A function is said to be continuous at a specific point if it does not have any breaks, jumps, or holes at that point. This means that if we were to draw the graph of the function, we could draw it through that point without lifting our pencil.

Question1.step2 (Analyzing function $$h(x)$$ at $$x=-3$$)

The first function is given as $$h(x)=\dfrac {1}{(x+3)^{2}}$$.
We need to check its behavior when $$x=-3$$.
Let's substitute $$x=-3$$ into the expression for $$h(x)$$:
The denominator part is $$(x+3)$$. When $$x=-3$$, this becomes $$(-3+3)$$, which simplifies to $$0$$.
Then, the denominator becomes $$(0)^2$$, which is $$0$$.
So, $$h(-3) = \dfrac{1}{0}$$.
In mathematics, division by zero is not allowed or is undefined. This means that the function $$h(x)$$ does not have a value at $$x=-3$$. Since the function is undefined at this point, it has a "hole" or "break" in its graph at $$x=-3$$. Therefore, $$h(x)$$ is not continuous at $$x=-3$$.

Question1.step3 (Analyzing function $$g(x)$$ at $$x=-3$$)

The second function is given as $$g(x)=(x-3)^{3}$$.
We need to check its behavior when $$x=-3$$.
Let's substitute $$x=-3$$ into the expression for $$g(x)$$:
The part inside the parentheses is $$(x-3)$$. When $$x=-3$$, this becomes $$(-3-3)$$, which simplifies to $$-6$$.
Then, the function value is $$(-6)^3$$.
To calculate $$(-6)^3$$, we multiply $$-6$$ by itself three times: $$-6 \times -6 \times -6$$.
$$-6 \times -6 = 36$$.
Then, $$36 \times -6 = -216$$.
So, $$g(-3) = -216$$.
Since we were able to find a specific numerical value for $$g(-3)$$, the function is defined at this point. Functions that are made up of additions, subtractions, and multiplications of 'x' (like this one) are generally smooth curves without any breaks or jumps. This type of function is always continuous at every point.
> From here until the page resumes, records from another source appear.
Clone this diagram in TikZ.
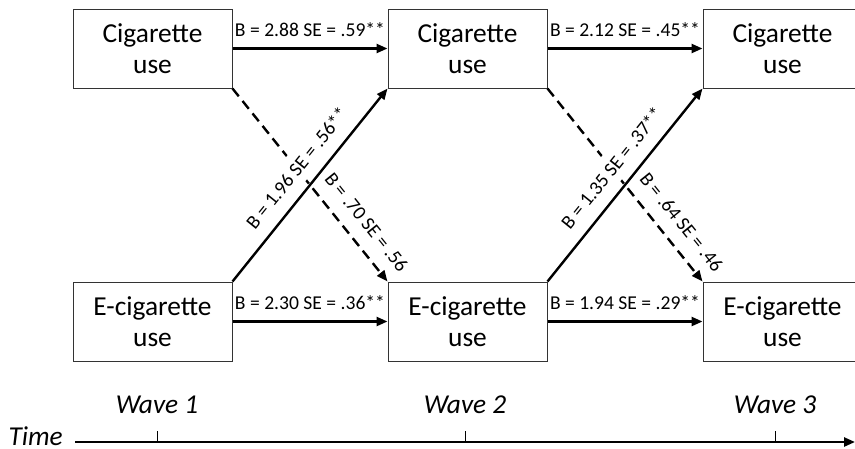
\documentclass[tikz,border=0pt]{standalone}
\usepackage{fontspec}
\setmainfont{Carlito}
\usetikzlibrary{arrows.meta}

\tikzset{
  usebox/.style = {draw=black!80, line width=1pt, minimum width=159pt, minimum height=79pt,
    inner sep=0pt, align=center, font=\fontsize{27.4}{31}\selectfont},
  effect/.style = {line width=2.4pt, -{Triangle[length=11pt,width=9pt]}},
  weak/.style = {effect, dash pattern=on 10pt off 6pt},
  est/.style = {font=\fontsize{19.6}{22}\selectfont, inner sep=3pt},
  cross/.style = {est, sloped, above, inner ysep=8pt, outer ysep=6pt, fill=white},
  wave/.style = {font=\fontsize{27.3}{31}\selectfont\itshape, inner sep=0pt},
}

\begin{document}
\begin{tikzpicture}[x=1pt, y=-1pt]
\useasboundingbox (0,0) rectangle (855,448);
\clip (0,0) rectangle (855,448);

% measures at the three waves
\node[usebox] (cig1) at (152.5,48.5) {Cigarette\\use};
\node[usebox] (cig2) at (467.5,48.5) {Cigarette\\use};
\node[usebox] (cig3) at (782.5,48.5) {Cigarette\\use};
\node[usebox] (ecig1) at (152.5,321.5) {E-cigarette\\use};
\node[usebox] (ecig2) at (467.5,321.5) {E-cigarette\\use};
\node[usebox] (ecig3) at (782.5,321.5) {E-cigarette\\use};

% cross-lagged paths (not significant)
\draw[weak] (cig1.south east) -- (ecig2.north west)
  node[est, pos=0.76, sloped, above=10pt] {B = .70 SE = .56};
\draw[weak] (cig2.south east) -- (ecig3.north west)
  node[est, pos=0.76, sloped, above=10pt] {B = .64 SE = .46};

% cross-lagged paths
\draw[effect] (ecig1.north east) -- (cig2.south west)
  node[cross, pos=0.52] {B = 1.96 SE = .56**};
\draw[effect] (ecig2.north east) -- (cig3.south west)
  node[cross, pos=0.52] {B = 1.35 SE = .37**};

% stability paths
\draw[effect] (cig1) -- (cig2) node[est, midway, above=8pt] {B = 2.88 SE = .59**};
\draw[effect] (cig2) -- (cig3) node[est, midway, above=8pt] {B = 2.12 SE = .45**};
\draw[effect] (ecig1) -- (ecig2) node[est, midway, above=8pt] {B = 2.30 SE = .36**};
\draw[effect] (ecig2) -- (ecig3) node[est, midway, above=8pt] {B = 1.94 SE = .29**};

% time axis
\node[wave, anchor=base east] (time) at (63,445) {Time};
\coordinate (tstart) at (75,442);
\coordinate (tend) at (855,442);
\draw[line width=2.4pt, -{Triangle[length=11pt,width=9pt]}] (tstart) -- (tend);
\foreach \x/\w in {157/1, 465/2, 775/3} {
  \draw[line width=1pt] (\x,442) -- (\x,431);
  \node[wave, anchor=base] (wave\w) at (\x,413) {Wave \w};
}
\end{tikzpicture}
\end{document}
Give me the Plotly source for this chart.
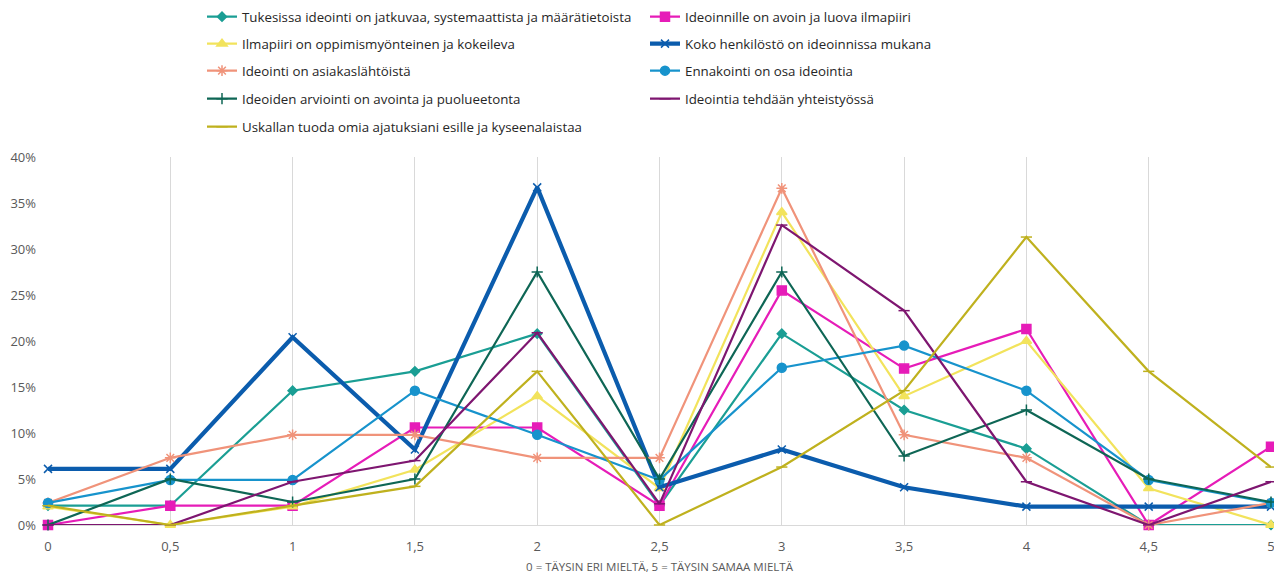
import plotly.graph_objects as go

x_vals = [0, 0.5, 1, 1.5, 2, 2.5, 3, 3.5, 4, 4.5, 5]
x_labels = ["0", "0,5", "1", "1,5", "2", "2,5", "3", "3,5", "4", "4,5", "5"]

names = [
    "Tukesissa ideointi on jatkuvaa, systemaattista ja määrätietoista",
    "Ideoinnille on avoin ja luova ilmapiiri",
    "Ilmapiiri on oppimismyönteinen ja kokeileva",
    "Koko henkilöstö on ideoinnissa mukana",
    "Ideointi on asiakaslähtöistä",
    "Ennakointi on osa ideointia",
    "Ideoiden arviointi on avointa ja puolueetonta",
    "Ideointia tehdään yhteistyössä",
    "Uskallan tuoda omia ajatuksiani esille ja kyseenalaistaa",
]

tukesissa = [2.1, 2.1, 14.6, 16.7, 20.8, 2.1, 20.8, 12.5, 8.3, 0.0, 0.0]
ideoinnille = [0.0, 2.1, 2.1, 10.6, 10.6, 2.1, 25.5, 17.0, 21.3, 0.0, 8.5]
ilmapiiri = [2.0, 0.0, 2.0, 6.0, 14.0, 4.0, 34.0, 14.0, 20.0, 4.0, 0.0]
koko = [6.1, 6.1, 20.4, 8.2, 36.7, 4.1, 8.2, 4.1, 2.0, 2.0, 2.0]
asiakas = [2.4, 7.3, 9.8, 9.8, 7.3, 7.3, 36.6, 9.8, 7.3, 0.0, 2.4]
ennakointi = [2.4, 4.9, 4.9, 14.6, 9.8, 4.9, 17.1, 19.5, 14.6, 4.9, 2.4]
arviointi = [0.0, 5.0, 2.5, 5.0, 27.5, 5.0, 27.5, 7.5, 12.5, 5.0, 2.5]
yhteistyo = [0.0, 0.0, 4.7, 7.0, 20.9, 2.3, 32.6, 23.3, 4.7, 0.0, 4.7]
uskallan = [2.1, 0.0, 2.1, 4.2, 16.7, 0.0, 6.3, 14.6, 31.3, 16.7, 6.3]

series = [tukesissa, ideoinnille, ilmapiiri, koko, asiakas, ennakointi, arviointi, yhteistyo, uskallan]

colors = ["#1A9E94", "#E61CB8", "#F2E35C", "#0B5CAD", "#F0937A", "#1793CC", "#0E6655", "#7E1670", "#BFB11E"]
symbols = ["diamond", "square", "triangle-up", "x-thin-open", "asterisk-open", "circle",
           "cross-thin-open", "line-ew-open", "line-ew-open"]
sizes = [7, 9, 9, 8, 9, 9, 8, 8, 8]
widths = [2.2, 2.2, 2.2, 4.2, 2.2, 2.2, 2.2, 2.2, 2.2]
legend_ids = ["legend", "legend", "legend2", "legend2", "legend3", "legend3",
              "legend4", "legend4", "legend5"]
row_centers = [17, 44, 71, 99, 127]

# page body has an 8px margin in the browser
OFF = 8
W, H = 1282 - OFF, 577 - OFF

fig = go.Figure()
for name, ys, c, s, sz, w, lg in zip(names, series, colors, symbols, sizes, widths, legend_ids):
    fig.add_trace(go.Scatter(
        x=x_vals, y=[v / 100 for v in ys], name=name, mode="lines+markers",
        line=dict(color=c, width=w),
        marker=dict(symbol=s, size=sz, color=c, line=dict(color=c, width=1.5)),
        cliponaxis=False, legend=lg,
    ))

font_family = "'Open Sans', sans-serif"

layout_legends = {}
for i, yc in enumerate(row_centers):
    key = "legend" if i == 0 else f"legend{i + 1}"
    layout_legends[key] = dict(
        orientation="h", x=194 / W, xref="container", xanchor="left",
        y=1 - (yc - OFF) / H, yref="container", yanchor="middle",
        entrywidth=398, entrywidthmode="pixels",
        font=dict(size=13.3, color="#262626", family=font_family),
        bgcolor="rgba(0,0,0,0)", itemwidth=30,
    )

fig.update_layout(
    width=W, height=H,
    margin=dict(l=48 - OFF, r=11, t=157 - OFF, b=52),
    paper_bgcolor="white", plot_bgcolor="white",
    font=dict(family=font_family, color="#595959", size=13),
    showlegend=True,
    xaxis=dict(
        range=[0, 5], tickvals=x_vals, ticktext=x_labels, automargin=False,
        showgrid=True, gridcolor="#D9D9D9", gridwidth=1,
        zeroline=False, showline=False, ticks="", ticklabelstandoff=12,
        tickfont=dict(size=13, color="#595959"),
        title=dict(text="0 = TÄYSIN ERI MIELTÄ, 5 = TÄYSIN SAMAA MIELTÄ",
                   font=dict(size=11.5, color="#595959"), standoff=8),
    ),
    yaxis=dict(
        range=[0, 0.40], dtick=0.05, tickformat=".0%", automargin=False,
        showgrid=False, zeroline=True, zerolinecolor="#D9D9D9", zerolinewidth=1,
        showline=False, ticks="", ticklabelstandoff=11,
        tickfont=dict(size=13, color="#595959"),
    ),
    **layout_legends,
)

fig.write_html("out.html")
Therefore, $$g(x)$$ is continuous at $$x=-3$$.

**step4** Conclusion

Based on our analysis:
- Function $$h(x)$$ is not continuous at $$x=-3$$ because it is undefined at that point.
- Function $$g(x)$$ is continuous at $$x=-3$$ because it has a defined value and behaves smoothly at that point.
Therefore, only function $$g$$ is continuous at $$x=-3$$. This matches option B.